## BEGIN Extracted information

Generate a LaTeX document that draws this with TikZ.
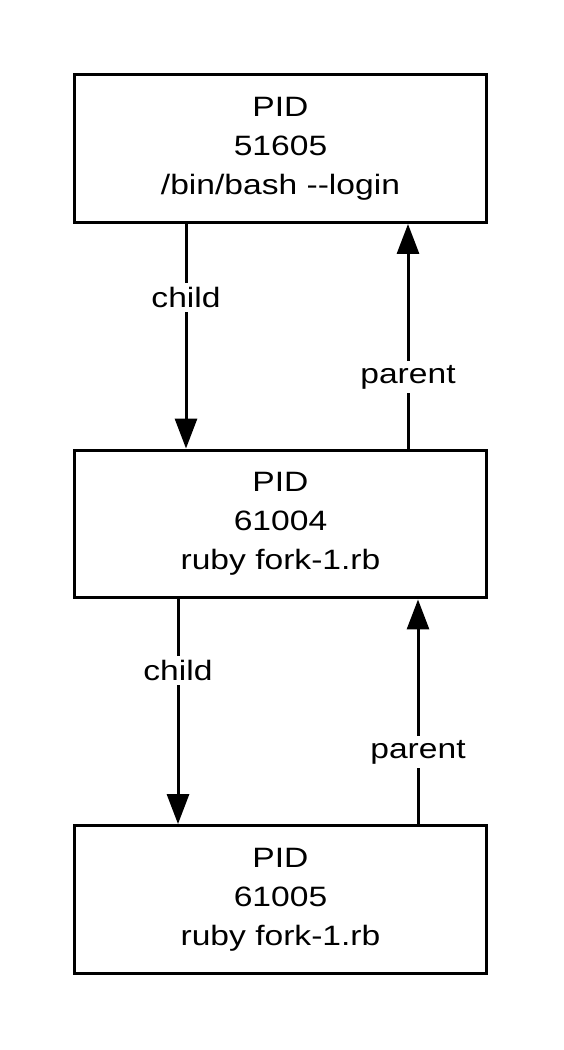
\documentclass[tikz,border=0pt]{standalone}
\usepackage{fontspec}
\setmainfont[FakeStretch=1.2]{Liberation Sans}
\usetikzlibrary{arrows.meta}
\begin{document}
\begin{tikzpicture}[x=1pt,y=1pt,
  box/.style={draw, line width=3.4pt, minimum width=411.6pt, minimum height=147.5pt, align=center, inner sep=0pt, font=\fontsize{28}{39}\selectfont},
  arr/.style={line width=3pt, -{Triangle[length=30pt,width=22pt]}},
  lbl/.style={fill=white, inner sep=4pt, font=\fontsize{28}{34}\selectfont}]
\useasboundingbox (0,0) rectangle (563,-1050);
\node[box] (b1) at (280.5,-148.5) {PID\\51605\\/bin/bash -\kern0pt-login};
\node[box] (b2) at (280.5,-524) {PID\\61004\\ruby fork-1.rb};
\node[box] (b3) at (280.5,-899.5) {PID\\61005\\ruby fork-1.rb};
\draw[arr] ([xshift=-94.5pt]b1.south) -- node[lbl, pos=0.327] (c1) {child} ([xshift=-94.5pt]b2.north);
\draw[arr] ([xshift=127.5pt]b2.north) -- node[lbl, pos=0.318] (p1) {parent} ([xshift=127.5pt]b1.south);
\draw[arr] ([xshift=-102.5pt]b2.south) -- node[lbl, pos=0.316] (c2) {child} ([xshift=-102.5pt]b3.north);
\draw[arr] ([xshift=137.5pt]b3.north) -- node[lbl, pos=0.32] (p2) {parent} ([xshift=137.5pt]b2.south);
\end{tikzpicture}
\end{document}
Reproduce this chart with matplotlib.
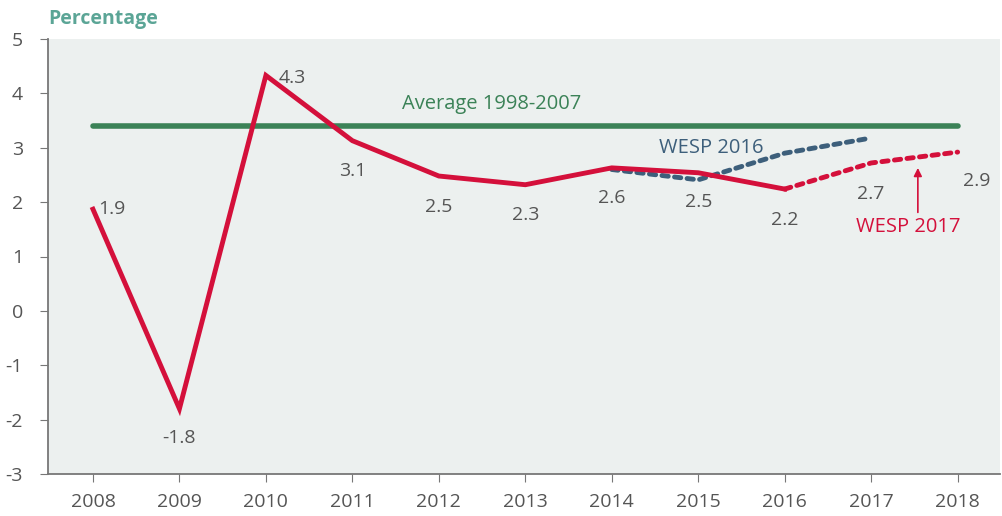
import matplotlib.pyplot as plt

plt.rcParams['font.family'] = ['Open Sans', 'DejaVu Sans']

years = [2008, 2009, 2010, 2011, 2012, 2013, 2014, 2015, 2016]
growth = [1.87, -1.8, 4.33, 3.13, 2.48, 2.32, 2.63, 2.54, 2.24]
fc_years = [2016, 2017, 2018]
fc_2017 = [2.24, 2.72, 2.92]
wesp16_years = [2014, 2015, 2016, 2017]
wesp16 = [2.6, 2.41, 2.9, 3.18]
avg_years = [2008, 2018]
avg = [3.4, 3.4]
labels = ['1.9', '-1.8', '4.3', '3.1', '2.5', '2.3', '2.6', '2.5', '2.2', '2.7', '2.9']

RED = '#d4103b'
BLUE = '#3d5f7b'
GREEN = '#3b8257'
TEAL = '#5ba596'
GREY = '#555555'

fig = plt.figure(figsize=(10.02, 5.16), dpi=100)
ax = fig.add_axes([48/1002, 42/516, 952/1002, 435/516])
ax.set_facecolor('#ecf0ef')

ax.plot(avg_years, avg, color=GREEN, lw=4, solid_capstyle='round')
ax.plot(wesp16_years, wesp16, color=BLUE, lw=3.5, ls=(0, (1.3, 1.3)), dash_capstyle='round')
ax.plot(years, growth, color=RED, lw=3.5, solid_joinstyle='miter')
ax.plot(fc_years, fc_2017, color=RED, lw=3.5, ls=(0, (1.3, 1.3)), dash_capstyle='round')

# value labels (offsets in points)
all_years = years + fc_years[1:]
all_vals = growth + fc_2017[1:]
offsets = [(4, 0, 'left'), (0, -21, 'center'), (9, -2, 'left'), (0, -22, 'center'),
           (0, -22, 'center'), (0, -22, 'center'), (0, -22, 'center'), (0, -21, 'center'),
           (0, -22, 'center'), (0, -22, 'center'), (14, -21, 'center')]
for x, y, t, (dx, dy, ha) in zip(all_years, all_vals, labels, offsets):
    ax.annotate(t, (x, y), xytext=(dx, dy), textcoords='offset points',
                ha=ha, va='center', fontsize=14, color=GREY)

ax.text(2012.61, 3.8, 'Average 1998-2007', color=GREEN, fontsize=14.5, ha='center', va='center')
ax.text(2014.55, 3.0, 'WESP 2016', color=BLUE, fontsize=14.5, ha='left', va='center')
ax.text(2017.43, 1.54, 'WESP 2017', color=RED, fontsize=14.5, ha='center', va='center')
ax.annotate('', xy=(2017.54, 2.68), xytext=(2017.54, 1.76),
            arrowprops=dict(arrowstyle='-|>', color=RED, lw=1.2, mutation_scale=12))

ax.set_xlim(2007.48, 2018.49)
ax.set_ylim(-3, 5)
ax.set_xticks(range(2008, 2019))
ax.set_yticks(range(-3, 6))
ax.set_yticklabels([str(v) for v in range(-3, 6)])
for s in ['top', 'right']:
    ax.spines[s].set_visible(False)
for s in ['left', 'bottom']:
    ax.spines[s].set_color('#777777')
    ax.spines[s].set_linewidth(1.3)
ax.tick_params(axis='both', direction='out', length=6, color='#777777',
               labelsize=14, labelcolor=GREY)
ax.tick_params(axis='y', pad=12)
ax.tick_params(axis='x', pad=8)

fig.text(48/1002, 1 - 19/516, 'Percentage', color=TEAL, fontsize=14, fontweight='bold',
         ha='left', va='center')

fig.savefig('out.png', dpi=100)
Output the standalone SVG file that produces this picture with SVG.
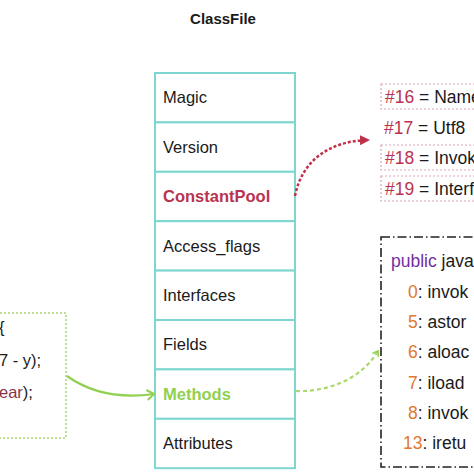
<svg xmlns="http://www.w3.org/2000/svg" width="474" height="474" viewBox="0 0 474 474">
<defs>
<style>
text{font-family:"Liberation Sans",Arial,sans-serif;font-size:16.5px;fill:#1a1a1a}
.title{font-size:15px;font-weight:bold}
.big{font-size:17.5px}
.cell{fill:#fff;stroke:#7dd6cf;stroke-width:2}
.red{fill:#b8334f}
.grn{fill:#92d050}
.org{fill:#e0782e}
.pur{fill:#7030a0}
.brn{fill:#8a3346}
.cp{fill:none;stroke:#dba6b8;stroke-width:1.2;stroke-dasharray:2,2}
</style>
<marker id="redHead" markerWidth="10" markerHeight="10" refX="8" refY="5" orient="auto" markerUnits="userSpaceOnUse">
<path d="M0,0 L10,5 L0,10 Z" fill="#c0304a"/>
</marker>
<marker id="grnOpen" markerWidth="12" markerHeight="12" refX="9" refY="6" orient="auto" markerUnits="userSpaceOnUse">
<path d="M2,1 L9,6 L2,11" fill="none" stroke="#92d050" stroke-width="2"/>
</marker>
<marker id="grnHead" markerWidth="8" markerHeight="8" refX="6" refY="4" orient="auto" markerUnits="userSpaceOnUse">
<path d="M1,0.5 L6,4 L1,7.5" fill="none" stroke="#92d050" stroke-width="1.5"/>
</marker>
</defs>
<rect width="474" height="474" fill="#fff"/>
<text class="title" x="223" y="24" text-anchor="middle">ClassFile</text>

<g id="classfile">
<g id="magic"><rect class="cell" x="155" y="73" width="140" height="49.4"/><text x="163" y="103">Magic</text></g>
<g id="version"><rect class="cell" x="155" y="122.4" width="140" height="49.4"/><text x="163" y="152.5">Version</text></g>
<g id="constantpool"><rect class="cell" x="155" y="171.8" width="140" height="49.4"/><text x="163" y="202" class="red" font-weight="bold">ConstantPool</text></g>
<g id="access_flags"><rect class="cell" x="155" y="221.2" width="140" height="49.4"/><text x="163" y="251.5">Access_flags</text></g>
<g id="interfaces"><rect class="cell" x="155" y="270.6" width="140" height="49.4"/><text x="163" y="300.5">Interfaces</text></g>
<g id="fields"><rect class="cell" x="155" y="320" width="140" height="49.4"/><text x="163" y="350">Fields</text></g>
<g id="methods"><rect class="cell" x="155" y="369.4" width="140" height="49.4"/><text x="163" y="399.5" class="grn" font-weight="bold">Methods</text></g>
<g id="attributes"><rect class="cell" x="155" y="418.8" width="140" height="49.4"/><text x="163" y="449">Attributes</text></g>
</g>

<g id="constpool-entries">
<g id="cp16"><rect class="cp" x="381" y="84" width="100" height="25"/><text class="big" x="385" y="103"><tspan class="red">#16</tspan> = Name</text></g>
<g id="cp17"><text class="big" x="384" y="134"><tspan class="red">#17</tspan> = Utf8</text></g>
<g id="cp18"><rect class="cp" x="381" y="145" width="100" height="25"/><text class="big" x="385" y="164"><tspan class="red">#18</tspan> = Invok</text></g>
<g id="cp19"><rect class="cp" x="381" y="176" width="100" height="25"/><text class="big" x="385" y="195"><tspan class="red">#19</tspan> = Interf</text></g>
</g>

<g id="bytecode">
<rect x="381" y="237" width="110" height="230" fill="none" stroke="#222" stroke-width="1.6" stroke-dasharray="9,3,1.5,3"/>
<text class="big" x="391" y="267"><tspan class="pur">public</tspan> java</text>
<text class="big" x="408" y="298"><tspan class="org">0</tspan>: invok</text>
<text class="big" x="408" y="328"><tspan class="org">5</tspan>: astor</text>
<text class="big" x="408" y="358"><tspan class="org">6</tspan>: aloac</text>
<text class="big" x="408" y="389"><tspan class="org">7</tspan>: iload</text>
<text class="big" x="408" y="419"><tspan class="org">8</tspan>: invok</text>
<text class="big" x="403" y="449"><tspan class="org">13</tspan>: iretu</text>
</g>

<g id="source">
<rect x="-20" y="313" width="86" height="125" fill="none" stroke="#a9d86e" stroke-width="1.6" stroke-dasharray="2,2"/>
<text x="-1" y="333">{</text>
<text x="-1" y="366">7 - y);</text>
<text x="-1" y="398"><tspan class="brn">ear</tspan>);</text>
</g>

<g id="connectors">
<path d="M295,196 C302,160 330,141 368,140" fill="none" stroke="#c0304a" stroke-width="2.5" stroke-dasharray="3,2" marker-end="url(#redHead)"/>
<path d="M67,376 C95,396 125,398 154,394" fill="none" stroke="#92d050" stroke-width="2.2" marker-end="url(#grnOpen)"/>
<path d="M296,391 C330,392 362,378 378,351" fill="none" stroke="#a8d86e" stroke-width="2.2" stroke-dasharray="4,3" marker-end="url(#grnHead)"/>
</g>
</svg>
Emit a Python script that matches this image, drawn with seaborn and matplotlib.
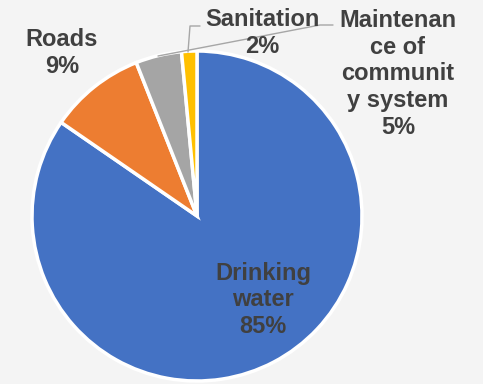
import matplotlib
matplotlib.use("Agg")
import matplotlib.pyplot as plt
import seaborn as sns

# data (shares)
categories = ["Drinking water", "Roads", "Maintenance of community system", "Sanitation"]
shares = [84.6, 9.4, 4.5, 1.5]
pct_labels = ["85%", "9%", "5%", "2%"]
colors = ["#4472C4", "#ED7D31", "#A5A5A5", "#FFC000"]

sns.set_style("white")
plt.rcParams['font.family'] = ['Liberation Sans', 'DejaVu Sans']

bg = "#f4f4f4"
fig = plt.figure(figsize=(4.83, 3.84), dpi=100, facecolor=bg)
ax = fig.add_axes([0, 0, 1, 1])
ax.set_facecolor(bg)

ax.pie(shares, colors=colors, startangle=90, counterclock=False,
       center=(197, 168), radius=165,
       wedgeprops=dict(edgecolor="white", linewidth=2.5))

# pie resets the limits, so set pixel-like limits afterwards
ax.set_xlim(0, 483)
ax.set_ylim(0, 384)
ax.set_aspect("equal")
ax.axis("off")

txt = dict(fontsize=17, fontweight="bold", color="#404040",
           ha="center", va="center", linespacing=1.2)
ax.text(263, 84, "Drinking\nwater\n" + pct_labels[0], **txt)
ax.text(62, 331, "Roads\n" + pct_labels[1], **txt)
ax.text(398, 310, "Maintenan\nce of\ncommunit\ny system\n" + pct_labels[2], **txt)
ax.text(262, 351, "Sanitation\n" + pct_labels[3], **txt)

# leader lines
ax.plot([200, 190, 188], [358, 358, 332], color="#A6A6A6", lw=1)
ax.plot([333, 320, 158], [359, 359, 328], color="#A6A6A6", lw=1)

fig.savefig("out.png", dpi=100, facecolor=bg)
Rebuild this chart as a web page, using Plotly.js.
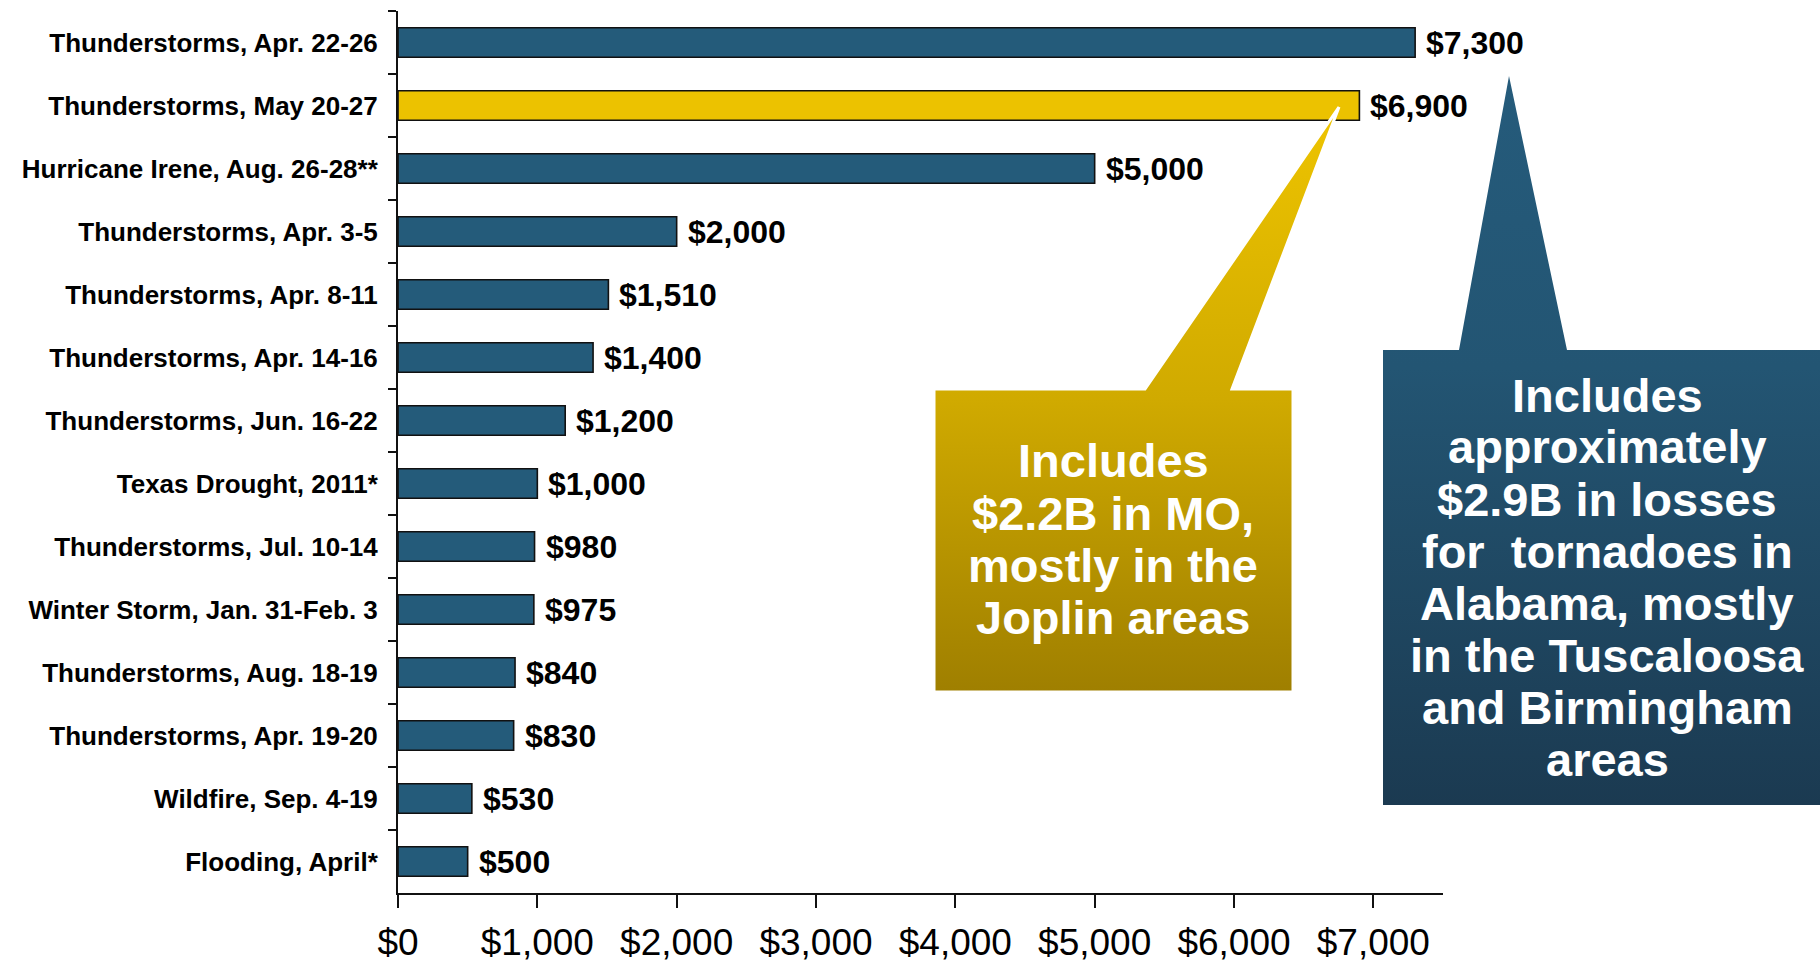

## END Extracted information

The problem
Extract precisely the lines beginning at the line containing "Emit a Python" and ending at the last line of the entries above, exactly as written and with no pictures.

Correct output
Emit a Python script that matches this image, drawn with seaborn and matplotlib.
import matplotlib
matplotlib.use("Agg")
import matplotlib.pyplot as plt
import seaborn as sns

# data (shares)
categories = ["Drinking water", "Roads", "Maintenance of community system", "Sanitation"]
shares = [84.6, 9.4, 4.5, 1.5]
pct_labels = ["85%", "9%", "5%", "2%"]
colors = ["#4472C4", "#ED7D31", "#A5A5A5", "#FFC000"]

sns.set_style("white")
plt.rcParams['font.family'] = ['Liberation Sans', 'DejaVu Sans']

bg = "#f4f4f4"
fig = plt.figure(figsize=(4.83, 3.84), dpi=100, facecolor=bg)
ax = fig.add_axes([0, 0, 1, 1])
ax.set_facecolor(bg)

ax.pie(shares, colors=colors, startangle=90, counterclock=False,
       center=(197, 168), radius=165,
       wedgeprops=dict(edgecolor="white", linewidth=2.5))

# pie resets the limits, so set pixel-like limits afterwards
ax.set_xlim(0, 483)
ax.set_ylim(0, 384)
ax.set_aspect("equal")
ax.axis("off")

txt = dict(fontsize=17, fontweight="bold", color="#404040",
           ha="center", va="center", linespacing=1.2)
ax.text(263, 84, "Drinking\nwater\n" + pct_labels[0], **txt)
ax.text(62, 331, "Roads\n" + pct_labels[1], **txt)
ax.text(398, 310, "Maintenan\nce of\ncommunit\ny system\n" + pct_labels[2], **txt)
ax.text(262, 351, "Sanitation\n" + pct_labels[3], **txt)

# leader lines
ax.plot([200, 190, 188], [358, 358, 332], color="#A6A6A6", lw=1)
ax.plot([333, 320, 158], [359, 359, 328], color="#A6A6A6", lw=1)

fig.savefig("out.png", dpi=100, facecolor=bg)
Rebuild this chart as a web page, using Plotly.js.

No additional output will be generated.